## [WRITTEN PROBLEM]
Which lines hold the word "document"? Show each of them.

(Source data)

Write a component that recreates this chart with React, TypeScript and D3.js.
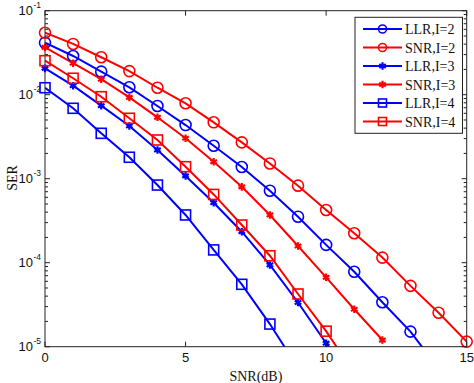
import React from "react";
import * as d3 from "d3";

const snrDb = [0, 1, 2, 3, 4, 5, 6, 7, 8, 9, 10, 11, 12, 13, 14, 15];

const llrI2 = [0.0416, 0.0289, 0.0188, 0.01225, 0.00733, 0.00435, 0.00247, 0.00138, 7.2e-4, 3.53e-4, 1.63e-4, 7.8e-5, 3.38e-5, 1.51e-5, 5.5e-6];
const snrI2 = [0.0547, 0.0402, 0.0279, 0.0191, 0.0121, 0.0079, 0.00469, 0.00271, 0.00152, 8.26e-4, 4.24e-4, 2.24e-4, 1.15e-4, 5.3e-5, 2.54e-5, 1.15e-5];
const llrI3 = [0.0206, 0.0128, 0.0074, 0.00424, 0.0022, 0.00108, 5.18e-4, 2.34e-4, 9.4e-5, 3.36e-5, 1.1e-5, 4.4e-6];
const snrI3 = [0.0366, 0.0237, 0.0153, 0.0093, 0.00538, 0.00303, 0.00159, 8.0e-4, 3.7e-4, 1.58e-4, 6.7e-5, 2.79e-5, 1.2e-5];
const llrI4 = [0.0121, 0.00689, 0.00347, 0.0018, 8.4e-4, 3.7e-4, 1.42e-4, 5.53e-5, 1.86e-5, 5.6e-6];
const snrI4 = [0.0254, 0.0157, 0.00946, 0.00524, 0.00289, 0.00139, 6.5e-4, 2.81e-4, 1.21e-4, 4.24e-5, 1.53e-5, 4.8e-6];

const seriesNames = ["LLR,I=2", "SNR,I=2", "LLR,I=3", "SNR,I=3", "LLR,I=4", "SNR,I=4"];
const seriesValues = [llrI2, snrI2, llrI3, snrI3, llrI4, snrI4];
const seriesColors = ["#0000ff", "#ff0000", "#0000ff", "#ff0000", "#0000ff", "#ff0000"];
const seriesMarkers = ["circle", "circle", "star", "star", "square", "square"];

const xTicks = [0, 5, 10, 15];
const yExponents = [-1, -2, -3, -4, -5];

const W = 474, H = 383;
const L = 45, R = 466.7, T = 10.7, B = 346.7;

function Marker({ kind, x, y, color }: { kind: string; x: number; y: number; color: string }) {
  if (kind === "circle") {
    return <circle cx={x} cy={y} r={5.5} fill="none" stroke={color} strokeWidth={1.6} />;
  }
  if (kind === "square") {
    return <rect x={x - 5} y={y - 5} width={10} height={10} fill="none" stroke={color} strokeWidth={1.6} />;
  }
  const p = d3.symbol(d3.symbolAsterisk, 40)();
  return <path d={p || ""} transform={`translate(${x},${y})`} fill="none" stroke={color} strokeWidth={2.2} />;
}

export default function App() {
  const x = d3.scaleLinear().domain([0, 15]).range([L, R]);
  const y = d3.scaleLog().domain([1e-5, 1e-1]).range([B, T]);
  const line = d3.line<number>().x((_, i) => x(snrDb[i])).y((v) => y(v));

  const minor: number[] = [];
  for (let e = -5; e < -1; e++) {
    for (let k = 2; k <= 9; k++) minor.push(k * Math.pow(10, e));
  }

  const axisColor = "#222";
  const legX = 355, legY = 17.3, legW = 107.5, legH = 116, legStep = 18.5;

  return (
    <svg width={W} height={H} style={{ display: "block", position: "absolute", left: 0, top: 0 }}>
      <rect x={0} y={0} width={W} height={H} fill="#fff" />
      <defs>
        <clipPath id="plotclip">
          <rect x={L} y={T} width={R - L} height={B - T} />
        </clipPath>
      </defs>
      <g clipPath="url(#plotclip)">
        {seriesValues.map((vals, si) => (
          <path key={si} d={line(vals) || ""} fill="none" stroke={seriesColors[si]} strokeWidth={2} />
        ))}
      </g>
      {/* frame */}
      <rect x={L} y={T} width={R - L} height={B - T} fill="none" stroke={axisColor} strokeWidth={1} />
      {seriesValues.map((vals, si) =>
        vals.map((v, i) =>
          v >= 1e-5 ? (
            <Marker key={`${si}-${i}`} kind={seriesMarkers[si]} x={x(snrDb[i])} y={y(v)} color={seriesColors[si]} />
          ) : null
        )
      )}
      {/* x ticks */}
      {xTicks.map((t) => (
        <g key={t}>
          <line x1={x(t)} x2={x(t)} y1={B} y2={B - 5} stroke={axisColor} />
          <line x1={x(t)} x2={x(t)} y1={T} y2={T + 5} stroke={axisColor} />
          <text x={x(t)} y={362} fontFamily="Liberation Sans, Arial, sans-serif" fontSize={13} textAnchor="middle" fill="#111">
            {t}
          </text>
        </g>
      ))}
      {/* y major ticks */}
      {yExponents.map((e) => {
        const yy = y(Math.pow(10, e));
        return (
          <g key={e}>
            <line x1={L} x2={L + 5} y1={yy} y2={yy} stroke={axisColor} />
            <line x1={R} x2={R - 5} y1={yy} y2={yy} stroke={axisColor} />
            <text x={33} y={yy + 4.5} fontFamily="Liberation Sans, Arial, sans-serif" fontSize={13} textAnchor="end" fill="#111">
              10
            </text>
            <text x={33.5} y={yy - 2.5} fontFamily="Liberation Sans, Arial, sans-serif" fontSize={8.5} textAnchor="start" fill="#111">
              {e}
            </text>
          </g>
        );
      })}
      {/* y minor ticks */}
      {minor.map((m, i) => {
        const yy = y(m);
        return (
          <g key={i}>
            <line x1={L} x2={L + 3} y1={yy} y2={yy} stroke={axisColor} />
            <line x1={R} x2={R - 3} y1={yy} y2={yy} stroke={axisColor} />
          </g>
        );
      })}
      {/* axis labels */}
      <text x={(L + R) / 2} y={381} fontFamily="Liberation Serif, Times New Roman, serif" fontSize={14} textAnchor="middle" fill="#111">
        SNR(dB)
      </text>
      <text
        transform={`translate(17,178) rotate(-90)`}
        fontFamily="Liberation Serif, Times New Roman, serif"
        fontSize={14}
        textAnchor="middle"
        fill="#111"
      >
        SER
      </text>
      {/* legend */}
      <rect x={legX} y={legY} width={legW} height={legH} fill="#fff" stroke={axisColor} strokeWidth={1} />
      {seriesNames.map((name, si) => {
        const ly = legY + 11.7 + si * legStep;
        return (
          <g key={name}>
            <line x1={363} x2={402} y1={ly} y2={ly} stroke={seriesColors[si]} strokeWidth={2} />
            {seriesMarkers[si] === "circle" ? (
              <circle cx={382.5} cy={ly} r={4} fill="none" stroke={seriesColors[si]} strokeWidth={1.6} />
            ) : seriesMarkers[si] === "square" ? (
              <rect x={378.5} y={ly - 4} width={8} height={8} fill="none" stroke={seriesColors[si]} strokeWidth={1.6} />
            ) : (
              <Marker kind="star" x={382.5} y={ly} color={seriesColors[si]} />
            )}
            <text x={405} y={ly + 5} fontFamily="Liberation Serif, Times New Roman, serif" fontSize={14} fill="#111">
              {name}
            </text>
          </g>
        );
      })}
    </svg>
  );
}
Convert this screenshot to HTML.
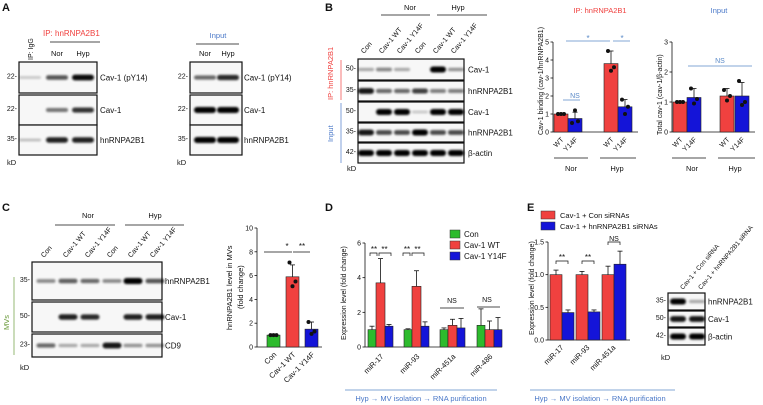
<!DOCTYPE html>
<html><head><meta charset="utf-8"><style>
html,body{margin:0;padding:0;background:#fff;width:763px;height:405px;overflow:hidden}
svg{display:block;font-family:"Liberation Sans",Arial,sans-serif}
</style></head><body>
<svg id="fig" width="763" height="405" viewBox="0 0 763 405" xmlns="http://www.w3.org/2000/svg">
<defs><filter id="bl" x="-50%" y="-100%" width="200%" height="300%"><feGaussianBlur stdDeviation="1.1"/></filter></defs>
</svg>
<script>
// ---- chart data ----
const bCats = ["WT","Y14F","WT","Y14F"];
const bIpVals = [1.0,0.75,3.8,1.4];
const bIpErr = [0.03,0.35,0.7,0.4];
const bIpDots = [[1,1,1],[0.5,1.2,0.6],[4.5,3.4,3.6],[1.8,1.0,1.4]];
const bInVals = [1.0,1.15,1.2,1.2];
const bInErr = [0.02,0.3,0.25,0.45];
const bInDots = [[1,1,1],[1.45,0.95,1.1],[1.4,1.05,1.2],[1.7,0.9,1.0]];
const cCats = ["Con","Cav-1 WT","Cav-1 Y14F"];
const cVals = [1.0,5.9,1.5];
const cErr = [0.1,1.0,0.6];
const cDots = [[1,1,1],[7.1,5.1,5.5],[2.1,1.1,1.3]];
const dCats = ["miR-17","miR-93","miR-451a","miR-486"];
const dCon = [1.0,1.0,1.0,1.25];
const dWT = [3.7,3.5,1.25,1.0];
const dY = [1.2,1.2,1.1,1.0];
const dConErr = [0.2,0.05,0.1,0.95];
const dWTErr = [1.4,0.9,0.35,0.5];
const dYErr = [0.1,0.25,0.55,0.7];
const eCats = ["miR-17","miR-93","miR-451a"];
const eCon = [1.0,1.0,1.0];
const eSi = [0.42,0.43,1.16];
const eConErr = [0.07,0.05,0.13];
const eSiErr = [0.04,0.03,0.2];

const NS="http://www.w3.org/2000/svg";
const svg=document.getElementById('fig');
const RED="#f0413f", BLUE="#1414d8", GREEN="#2dbb2d";
function el(tag,attrs,parent){const e=document.createElementNS(NS,tag);for(const k in attrs)e.setAttribute(k,attrs[k]);(parent||svg).appendChild(e);return e;}
function txt(x,y,s,size,opt){opt=opt||{};const t=el('text',{x:x,y:y,'font-size':size,fill:opt.fill||'#111','text-anchor':opt.anchor||'start','font-weight':opt.bold?'bold':'normal'});if(opt.rot!==undefined)t.setAttribute('transform','rotate('+opt.rot+' '+x+' '+y+')');t.textContent=s;return t;}
function line(x1,y1,x2,y2,c,w){return el('line',{x1:x1,y1:y1,x2:x2,y2:y2,stroke:c||'#111','stroke-width':w||0.8});}

[["A",2,11],["B",325,11],["C",2,211],["D",325,211],["E",527,211]].forEach(p=>{const t=txt(p[1],p[2],p[0],11,{bold:true});

});

function blot(name,x,rows,lanes,bw,labels,ticks,lx){
  const g=el('g',{});
  
  
  rows.forEach((r,i)=>{
    const [y0,y1,ints]=r;
    el('rect',{x:x[0],y:y0,width:x[1]-x[0],height:y1-y0,fill:'#f7f7f7',stroke:'#111','stroke-width':1.2},g);
    ints.forEach((v,j)=>{ if(v<=0)return;
      const h=Math.min((y1-y0)*0.4,2.5+v*3.5);
      el('rect',{x:lanes[j]-bw/2,y:(y0+y1)/2-h/2,width:bw,height:h,rx:h/2,fill:'#000',opacity:Math.min(1,0.15+v*0.85),filter:'url(#bl)'},g);});
    if(labels[i]) txt(lx,(y0+y1)/2+3,labels[i],8,{});
    if(ticks[i]) txt(x[0]-2,(y0+y1)/2+1,ticks[i]+'-',7,{anchor:'end'});
  });
  return g;
}
// Panel A
txt(33,60,"IP: IgG",7,{rot:-90});
txt(43,36,"IP: hnRNPA2B1",8,{fill:RED});line(50,42,100,42);
txt(57,56,"Nor",7.5,{anchor:'middle'});txt(83,56,"Hyp",7.5,{anchor:'middle'});
blot('blot-a-ip',[19,97],[[62,93,[0.05,0.6,0.95]],[95,125,[0,0.45,0.75]],[125,155,[0.1,0.85,0.85]]],[30,57,83],22,["Cav-1 (pY14)","Cav-1","hnRNPA2B1"],["22","22","35"],100);
txt(7,165,"kD",7.5);
txt(218,38,"Input",7.5,{fill:"#4a78c8",anchor:'middle'});line(196,44,239,44);
txt(205,56,"Nor",7.5,{anchor:'middle'});txt(228,56,"Hyp",7.5,{anchor:'middle'});
blot('blot-a-input',[190,242],[[62,93,[0.5,0.8]],[95,125,[1,1]],[125,155,[1,1]]],[205,228],22,["Cav-1 (pY14)","Cav-1","hnRNPA2B1"],["22","22","35"],244);
txt(177,165,"kD",7.5);

// Panel B blot
const bLanes=[366,384,402,420,438,456];
["Con","Cav-1 WT","Cav-1 Y14F","Con","Cav-1 WT","Cav-1 Y14F"].forEach((s,i)=>txt(bLanes[i]-2,54,s,7,{rot:-50}));
txt(410,10,"Nor",7.5,{anchor:'middle'});line(381,15,430,15);
txt(458,10,"Hyp",7.5,{anchor:'middle'});line(437,15,487,15);
blot('blot-b',[358,464],[[59,80,[0.2,0.35,0.2,0,1,0.3]],[81,101,[0.9,0.5,0.5,0.7,0.4,0.4]],[102,122,[0,1,1,0.05,1,1]],[123,142,[0.9,0.65,0.65,1,0.65,0.65]],[143,163,[1,1,1,1,1,1]]],bLanes,16,["Cav-1","hnRNPA2B1","Cav-1","hnRNPA2B1","β-actin"],["50","35","50","35","42"],468);
txt(333,100,"IP: hnRNPA2B1",7.5,{fill:RED,rot:-90});line(341,60,341,100,RED,0.7);
txt(333,142,"Input",7.5,{fill:"#4a78c8",rot:-90});line(341,103,341,163,"#4a78c8",0.7);
txt(347,171,"kD",7.5);

function axisY(ax,y0,y1,max,ticks,labels,name){
  const s=v=>y0-(v/max)*(y0-y1);
  const g=el('g',{});
  line(ax,y0,ax,y1);
  ticks.forEach((t,i)=>{line(ax-2.5,s(t),ax,s(t));txt(ax-4,s(t)+2.5,labels?labels[i]:String(t),7,{anchor:'end'});});
  return s;
}
function bar(x,w,v,err,s,fill,name,dots){
  const r=el('rect',{x:x,y:s(v),width:w,height:s(0)-s(v),fill:fill,stroke:'#222','stroke-width':0.6});
  
  
  line(x+w/2,s(v),x+w/2,s(v+err));line(x+w/2-2.5,s(v+err),x+w/2+2.5,s(v+err));
  if(dots) dots.forEach((d,k)=>el('circle',{cx:x+w/2+(k-1)*3,cy:s(d),r:2,fill:'#111'}));
}
// B chart IP
txt(600,13,"IP: hnRNPA2B1",7.5,{fill:RED,anchor:'middle'});
let s1=axisY(553,132,42,5,[0,1,2,3,4,5],null,"chart-b-ip-axis");
line(553,132,638,132);
const bX1=[554,568,604,618];
bCats.forEach((c,i)=>{bar(bX1[i],14,bIpVals[i],bIpErr[i],s1,i%2?BLUE:RED,'bar-b-ip-'+i,bIpDots[i]);txt(bX1[i]+10,140,c,7,{anchor:'end',rot:-45});});
txt(543,135,"Cav-1 binding (cav-1/hnRNPA2B1)",7,{rot:-90});
line(554,158,588,158);line(600,158,636,158);txt(571,171,"Nor",7.5,{anchor:'middle'});txt(617,171,"Hyp",7.5,{anchor:'middle'});
line(566,41,610,41,"#5a8ac8");txt(588,41,"*",8,{anchor:'middle',fill:"#5a8ac8"});
line(613,41,630,41,"#5a8ac8");txt(622,41,"*",8,{anchor:'middle',fill:"#5a8ac8"});
line(563,100,580,100,"#5a8ac8");txt(575,98,"NS",7,{anchor:'middle',fill:"#5a8ac8"});
// B chart input
txt(719,13,"Input",7.5,{fill:"#4a78c8",anchor:'middle'});
let s2=axisY(672,132,42,3,[0,1,2,3],null,"chart-b-input-axis");
line(672,132,755,132);
const bX2=[673,687,720,735];
bCats.forEach((c,i)=>{bar(bX2[i],14,bInVals[i],bInErr[i],s2,i%2?BLUE:RED,'bar-b-input-'+i,bInDots[i]);txt(bX2[i]+10,140,c,7,{anchor:'end',rot:-45});});
txt(662,135,"Total cav-1 (cav-1/β-actin)",7,{rot:-90});
line(672,158,706,158);line(718,158,755,158);txt(692,171,"Nor",7.5,{anchor:'middle'});txt(735,171,"Hyp",7.5,{anchor:'middle'});
line(688,66,752,66,"#5a8ac8");txt(720,63,"NS",7,{anchor:'middle',fill:"#5a8ac8"});

// Panel C blot
const cLanes=[46,68,90,112,133,155];
["Con","Cav-1 WT","Cav-1 Y14F","Con","Cav-1 WT","Cav-1 Y14F"].forEach((s,i)=>txt(cLanes[i]-2,258,s,7,{rot:-50}));
txt(88,218,"Nor",7.5,{anchor:'middle'});line(55,225,115,225);
txt(155,218,"Hyp",7.5,{anchor:'middle'});line(125,225,184,225);
blot('blot-c',[32,162],[[262,300,[0.35,0.55,0.5,0.35,1,0.6]],[302,332,[0,0.85,0.8,0,0.85,0.85]],[334,357,[0.5,0.2,0.2,0.9,0.3,0.3]]],cLanes,19,["hnRNPA2B1","Cav-1","CD9"],["35","50","23"],165);
txt(20,370,"kD",7.5);
txt(9,330,"MVs",7.5,{fill:"#6a9a3a",rot:-90});line(14,277,14,355,"#6a9a3a",0.7);
// C chart
let s3=axisY(257,347,228,10,[0,2,4,6,8,10],null,"chart-c-axis");
line(257,347,322,347);
const cX=[267,286,305];const cCol=[GREEN,RED,BLUE];
cCats.forEach((c,i)=>{bar(cX[i],13,cVals[i],cErr[i],s3,cCol[i],'bar-c-'+i,cDots[i]);txt(cX[i]+10,355,c,7.5,{anchor:'end',rot:-45});});
txt(232,330,"hnRNPA2B1 level in MVs",7.5,{rot:-90});txt(243,309,"(fold change)",7.5,{rot:-90});
line(264,252,292,252);txt(287,249,"*",8,{anchor:'middle'});
line(293,252,310,252);txt(302,249,"**",8,{anchor:'middle'});

// Panel D
let s4=axisY(365,347,243,6,[0,2,4,6],null,"chart-d-axis");
line(365,347,502,347);
const dX=[368,404,440,477];
dCats.forEach((c,i)=>{
 bar(dX[i],8,dCon[i],dConErr[i],s4,GREEN,'bar-d-con-'+i);
 bar(dX[i]+8,9,dWT[i],dWTErr[i],s4,RED,'bar-d-wt-'+i);
 bar(dX[i]+17,8,dY[i],dYErr[i],s4,BLUE,'bar-d-y14f-'+i);
 txt(dX[i]+16,357,c,7.5,{anchor:'end',rot:-45});
});
txt(346,340,"Expression level (fold change)",7,{rot:-90});
[[370,378,391],[403,411,424]].forEach(a=>{
 const y=253;
 el('path',{d:`M${a[0]},${y+3}V${y}H${a[1]-1}V${y+3}M${a[1]+1},${y+3}V${y}H${a[2]}V${y+3}`,fill:'none',stroke:'#111','stroke-width':0.7});
 txt((a[0]+a[1])/2,y-1,"**",8,{anchor:'middle'});txt((a[1]+a[2])/2,y-1,"**",8,{anchor:'middle'});
});
line(440,308,464,308);txt(452,303,"NS",7,{anchor:'middle'});
line(477,307,500,307);txt(487,302,"NS",7,{anchor:'middle'});
[["Con",GREEN,237],["Cav-1 WT",RED,248],["Cav-1 Y14F",BLUE,259]].forEach((l,i)=>{
 const r=el('rect',{x:450,y:l[2]-7,width:10,height:8,fill:l[1],stroke:'#333','stroke-width':0.5});
 
 txt(464,l[2],l[0],8);});
line(345,390,497,390,"#5a8ac8");txt(421,401,"Hyp → MV isolation → RNA purification",7.5,{fill:"#4a78c8",anchor:'middle'});

// Panel E
[["Cav-1 + Con siRNAs",RED,218],["Cav-1 + hnRNPA2B1 siRNAs",BLUE,229]].forEach((l,i)=>{
 const r=el('rect',{x:541,y:l[2]-7,width:14,height:8,fill:l[1],stroke:'#333','stroke-width':0.5});
 
 txt(560,l[2],l[0],7.5);});
let s5=axisY(548,340,242,1.5,[0,0.5,1,1.5],["0.0","0.5","1.0","1.5"],"chart-e-axis");
line(548,340,630,340);
const eX=[550,576,602];
eCats.forEach((c,i)=>{
 bar(eX[i],12,eCon[i],eConErr[i],s5,RED,'bar-e-con-'+i);
 bar(eX[i]+12,12,eSi[i],eSiErr[i],s5,BLUE,'bar-e-si-'+i);
 txt(eX[i]+14,348,c,7.5,{anchor:'end',rot:-45});
});
txt(534,335,"Expression level (fold change)",7,{rot:-90});
[[556,568],[582,594],[608,620]].forEach((a,i)=>{
 el('path',{d:`M${a[0]},${i==2?245:264}V${i==2?242:261}H${a[1]}V${i==2?245:264}`,fill:'none',stroke:'#111','stroke-width':0.7});
 txt((a[0]+a[1])/2,i==2?241:260,i==2?"NS":"**",i==2?7:8,{anchor:'middle'});
});
line(530,390,675,390,"#5a8ac8");txt(600,401,"Hyp → MV isolation → RNA purification",7.5,{fill:"#4a78c8",anchor:'middle'});
txt(683,290,"Cav-1 + Con siRNA",6.5,{rot:-50});
txt(701,290,"Cav-1 + hnRNPA2B1 siRNA",6.5,{rot:-50});
blot('blot-e',[668,705],[[293,310,[1,0.2]],[311,327,[0.9,0.9]],[328,345,[1,1]]],[678,697],16,["hnRNPA2B1","Cav-1","β-actin"],["35","50","42"],708);
txt(661,360,"kD",7.5);
</script>
</body></html>
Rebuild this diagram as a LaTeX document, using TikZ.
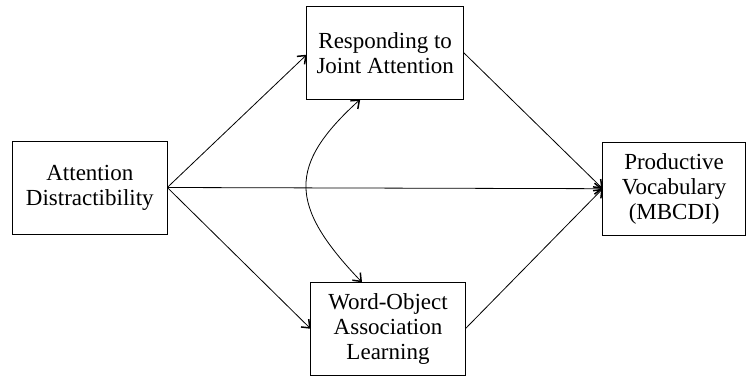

## [TASK SOLUTION]
const svg=document.getElementById('fig');
function el(tag,attrs,parent){const e=document.createElementNS(NS,tag);for(const k in attrs)e.setAttribute(k,attrs[k]);(parent||svg).appendChild(e);return e;}
Rebuild this diagram as a LaTeX document, using TikZ.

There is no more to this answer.